Regular readers of The Catholic Astronomer are familiar with this photograph, found at the top of the blog's home page. But who is the Pope in this photo, and why is he looking through a telescope?
It is Pope Paul VI, canonized a saint today along with Archbishop Oscar Romero and four others. In his time as the Supreme Pontiff, he oversaw the completion of the Second Vatican Council, and he was the first Pope in modern times to travel abroad from the Vatican when addressed the United Nations assembly in New York in 1965.

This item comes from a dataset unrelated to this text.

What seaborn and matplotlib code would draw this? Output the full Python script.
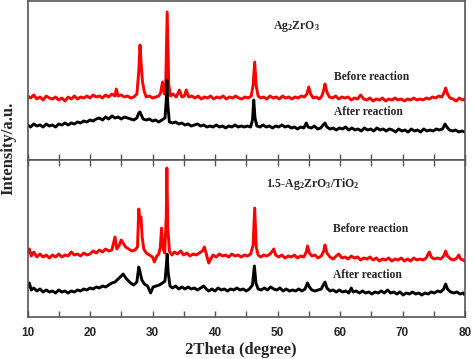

The photo was taken on July 20, 1969 (technically, the morning of July 21 in Italy) at one of the telescope domes of the Vatican Observatory, located at the Pontifical villas in Castel Gandolfo. The other man in the photo is Fr. Daniel O'Connell SJ, the director of the Vatican Observatory at that time. The telescope is a Schmidt with 98-cm primary mirror and a 240-cm focal length, and was the primary telescope of the Vatican Observatory from its installation in 1957 until the mid-1980s when light pollution made the location unserviceable for good astronomy. It was used primarily for stellar spectroscopy and polarimetry, and for studies of the evolution of star clusters.

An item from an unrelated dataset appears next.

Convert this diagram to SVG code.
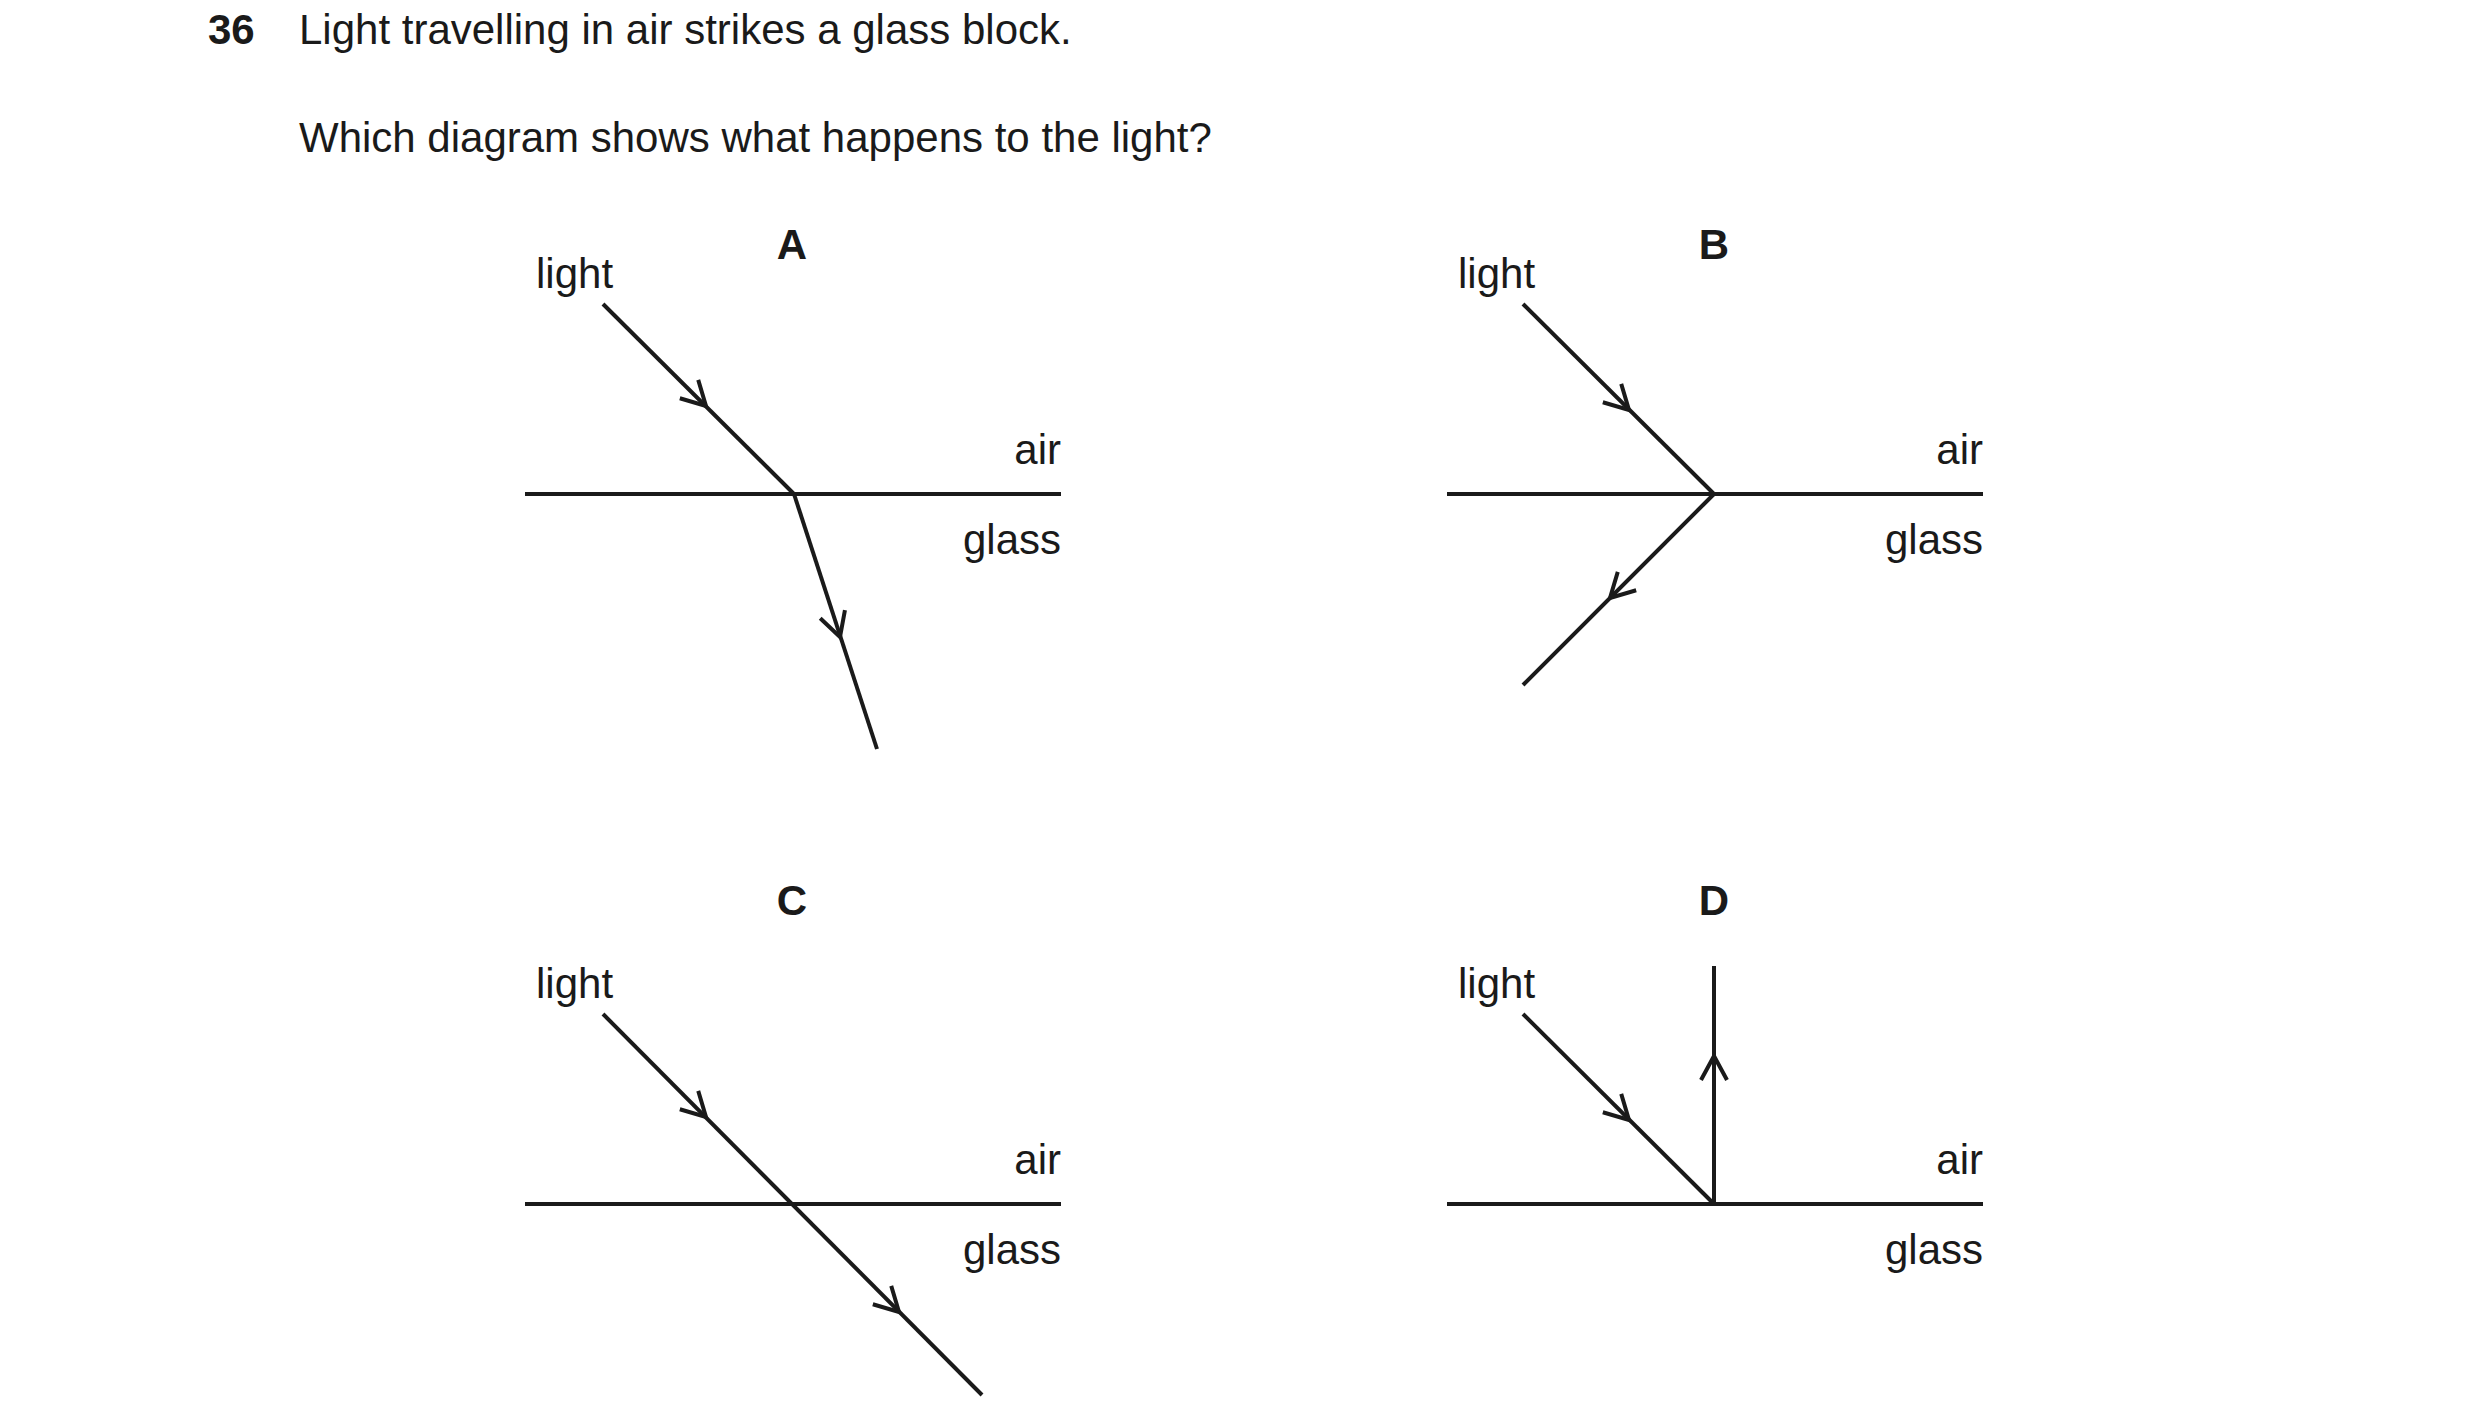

Attentive readers will recognize the date of the photo. It is, of course, the date of the landing of Apollo 11 on the surface of the moon. Pope St. Paul VI made a visit to the telescopes of the Observatory for the occasion, and watched the moon landing on TV from inside the Schmidt dome. From there, he also gave an address and blessing to the astronauts. The embedded video below shows coverage of the event. (Skip to 4:20 for his address in English.) He said, "Here, from His Observatory at Castel Gandolfo, near Rome, Pope Paul the Sixth is speaking to you astronauts. Honour, greetings and blessings to you, conquerors of the Moon, pale lamp of our nights and out dreams! Bring to her, with your living presence, the voice of the spirit, a hymn to God, our Creator and our Father. We are close to you, with our good wishes and with our prayers . Together with the whole Catholic Church, Pope Paul the Sixth salutes you." (Text taken from the archived documents on the Vatican website.)